Home » Aviation, Breaking News » Tough year for airlines as cargo continues to contract

Global air cargo traffic was up slightly in September compared to the same month a year ago, but this hardly dented the overall downturn in volume expansion, according to the latest results released by the International Air Transport Association (IATA).

The minor 0.6 percent year-on-year growth posted for air cargo in September is less significant than the 0.6 percent fall in air freight volumes between August and September, which IATA said is more indicative of the trend.

This is the second notable month-on-month fall in airfreight growth in as many months, and has eroded the stability in volumes achieved earlier in 2012. Capacity was trimmed 0.6 percent compared to year-ago levels and strengthened the freight load factor slightly to 45.6 percent from 45.1 percent a year ago.

IATA said the introduction of new consumer products such as the iPhone 5 could offset some downward pressure from the weak business environment.

All the major regions experienced year-on-year declines.
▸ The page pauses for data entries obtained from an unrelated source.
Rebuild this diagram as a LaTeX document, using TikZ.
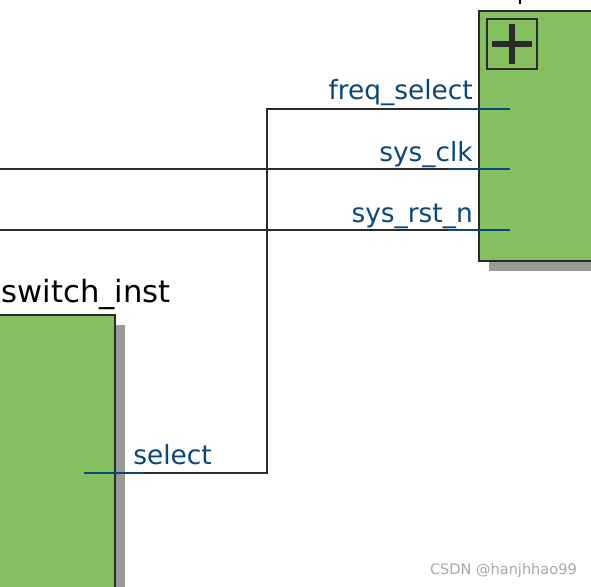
\documentclass[tikz,border=0pt]{standalone}
\usepackage{fontspec}
\setmainfont{DejaVu Sans}
\definecolor{blockgreen}{HTML}{84BF60}
\definecolor{blockedge}{HTML}{2B2B2B}
\definecolor{shadowgray}{HTML}{999999}
\definecolor{pinblue}{HTML}{0B4878}
\definecolor{wmgray}{HTML}{A8A8A8}
\tikzset{
  blockbox/.style={fill=blockgreen, draw=blockedge, line width=1.5pt},
  shadowbox/.style={fill=shadowgray, draw=none},
  wire/.style={draw=blockedge, line width=1.1pt},
  pinline/.style={draw=pinblue, line width=1.2pt},
  pinlabel/.style={text=pinblue, font=\fontsize{19.8pt}{22pt}\selectfont, inner sep=0pt},
  titlelabel/.style={text=black, font=\fontsize{23pt}{27pt}\selectfont, inner sep=0pt},
}
\begin{document}
\begin{tikzpicture}[x=0.75pt, y=-0.75pt]
\useasboundingbox (0,0) rectangle (591,586);
\clip (0,0) rectangle (591,586);
\fill[white] (0,0) rectangle (591,586);

% right block (top level instance)
\fill[shadowbox] (489,21) rectangle (600,271);
\path[blockbox] (479,11) rectangle (600,261);
\draw[blockedge, line width=1.5pt] (487,19) rectangle (537,69);
\fill[blockedge] (509,24) rectangle (515,64);
\fill[blockedge] (492,41) rectangle (532,47);
\fill[black] (519,-2) rectangle (521,4);

% left block
\fill[shadowbox] (105,325) rectangle (125,600);
\path[blockbox] (-10,315) rectangle (115,600);
\node[titlelabel, anchor=base east] (title) at (171,302) {switch\_inst};

% pin coordinates
\coordinate (fsin) at (448,109);
\coordinate (fsend) at (510,109);
\coordinate (clkin) at (448,169);
\coordinate (clkend) at (510,169);
\coordinate (rstin) at (448,230);
\coordinate (rstend) at (510,230);
\coordinate (selout) at (145,473);
\coordinate (selstart) at (84,473);
\coordinate (clksrc) at (-2,169);
\coordinate (rstsrc) at (-2,230);
\coordinate (bendtop) at (267,109);
\coordinate (bendbot) at (267,473);

% wires
\draw[wire] (selout) -- (bendbot) -- (bendtop) -- (fsin);
\draw[wire] (clksrc) -- (clkin);
\draw[wire] (rstsrc) -- (rstin);

% pins
\draw[pinline] (fsin) -- (fsend);
\draw[pinline] (clkin) -- (clkend);
\draw[pinline] (rstin) -- (rstend);
\draw[pinline] (selstart) -- (selout);

% pin labels
\node[pinlabel, anchor=base east] (lfs) at (473,99) {freq\_select};
\node[pinlabel, anchor=base east] (lclk) at (473,161) {sys\_clk};
\node[pinlabel, anchor=base east] (lrst) at (473,222) {sys\_rst\_n};
\node[pinlabel, anchor=base west] (lsel) at (133,464) {select};

% watermark
\node[text=wmgray, font=\fontsize{10.9pt}{12pt}\selectfont, inner sep=0pt, anchor=base east] (wm) at (577,574) {CSDN @hanjhhao99};
\end{tikzpicture}
\end{document}
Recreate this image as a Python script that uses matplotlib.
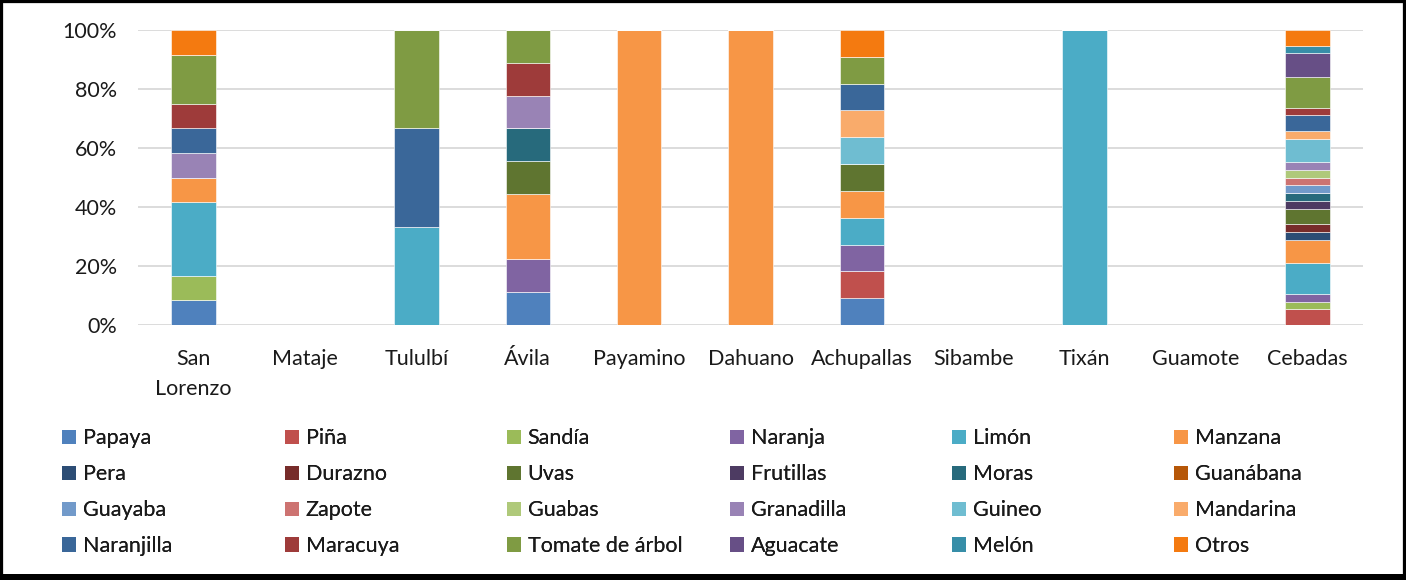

Asia-Pacific carriers saw a 1.6 percent decline in demand in September compared to the previous year. This is an improvement over August, when demand dropped 5.3 percent but is still no progress compared to a year ago. Capacity dropped 3 percent.

North American airlines had a 1.1 percent drop in demand against a 3.1 percent drop in capacity. The load factor climbed 0.7 percentage points to 35.2 percent.

European airlines had a 0.4 percent decline in traffic, but capacity climbed 1.2 percent and the load factor dropped 0.7 percentage points to 45.6 percent.

Middle Eastern carriers had a 16.3 percent rise in traffic on a 6.9 percent rise in capacity, pushing up the load factor 3.8 percentage points to 46.1 percent.

Latin American airlines’ demand slipped 1.6 percent while capacity jumped 9 percent, resulting in a load factor of 37.8 percent, down 4.1 percentage points.

African carriers saw a 4.1 percent rise in demand with capacity up 1.4 percent, raising the load factor 0.6 percentage points to 24.1 percent, the lowest for any region.

Tony Tyler, IATA’s director general and CEO, forecast stronger headwinds ahead: “Putting regional diversity aside, the fact that airlines are making any money at all with weak markets and high fuel prices is a tribute to their strong business performance … Even with that, airlines are expected to eke out a global net profit margin of only 0.6%. It’s a tough year.”